Advanced Considerations
While simplified calculations offer fast insight, certain operations require deeper modeling:
- Transient Multiphase Simulations: Software packages like OLGA or LedaFlow solve full conservation equations and can model terrain-induced slugging.
- Thermal-Hydraulic Coupling: Temperature gradients impact fluid viscosities, affecting slug frequency predictions.
- Separator Dynamics: The ability of a slug catcher to absorb a slug depends on drainage rates, instrumentation accuracy, and control valve response times.
- Structural Responses: Dynamic slug loads can induce vibration; finite element models should verify pipeline supports and riser towers.
When slug frequencies are highly variable, it is common to conduct probabilistic simulations. Engineers evaluate the distribution of slug lengths and determine the 95th percentile as the design basis. This approach aligns with methodologies taught in leading universities’ petroleum engineering curricula, such as those found at Colorado School of Mines.

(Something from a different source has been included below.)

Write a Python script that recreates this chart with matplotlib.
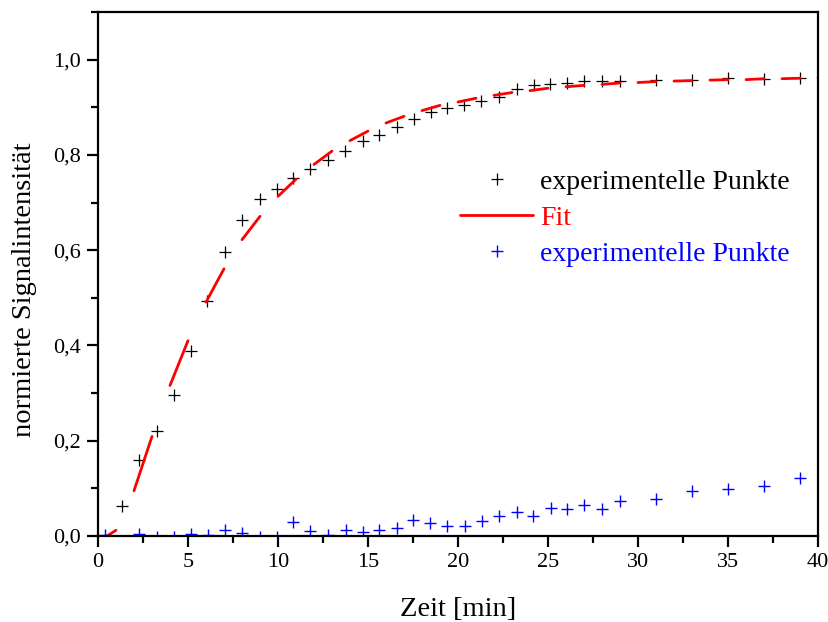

Case Study: Offshore Production Train
An offshore operator faced periodic shutdowns due to separator level surges. Field data revealed liquid velocities of 1.8 m/s, gas velocities of 7.0 m/s, and slug frequency of 0.14 1/s in a 0.3 m diameter flowline. Applying the calculation yields a mixture velocity of 8.8 m/s and a base slug length of 62.86 m. Because the riser was inclined upward, multiplying by 1.1 produced 69.15 m. Subsequent inspection estimated 4 percent roughness increase, pushing predicted slug length to 71.91 m. This volume exceeded the slug catcher capacity, explaining the level excursions. After pigging reduced roughness, slug length dropped by more than 5 meters and incidents ceased.
Practical Tips for Reliable Results
- Always validate input velocities with flow meter data or high-fidelity simulation outputs.
- Use conservative roughness estimates when corrosion or deposition is probable.
- Update orientation factors if pipeline sag bends or riser angles change due to seabed movement.
- Log slug length predictions in a centralized database to correlate with vibration monitoring and maintenance schedules.
Future Trends
Advances in fiber-optic sensing, AI-driven signal processing, and real-time multiphase imaging promise more precise slug length measurement. Hybrid models will blend machine learning with mechanistic equations to track slug evolution across entire pipeline networks. Research led by national laboratories and universities focuses on improving slug mitigation strategies, especially for subsea tiebacks where maintenance is costly. The combination of high-resolution data and simplified calculators like the one offered here enables agile decision-making that protects assets and enhances production uptime.
By understanding the interaction between mixture velocity, slug frequency, orientation, and roughness, engineers can rapidly evaluate multiple scenarios, design robust mitigation hardware, and support operational excellence.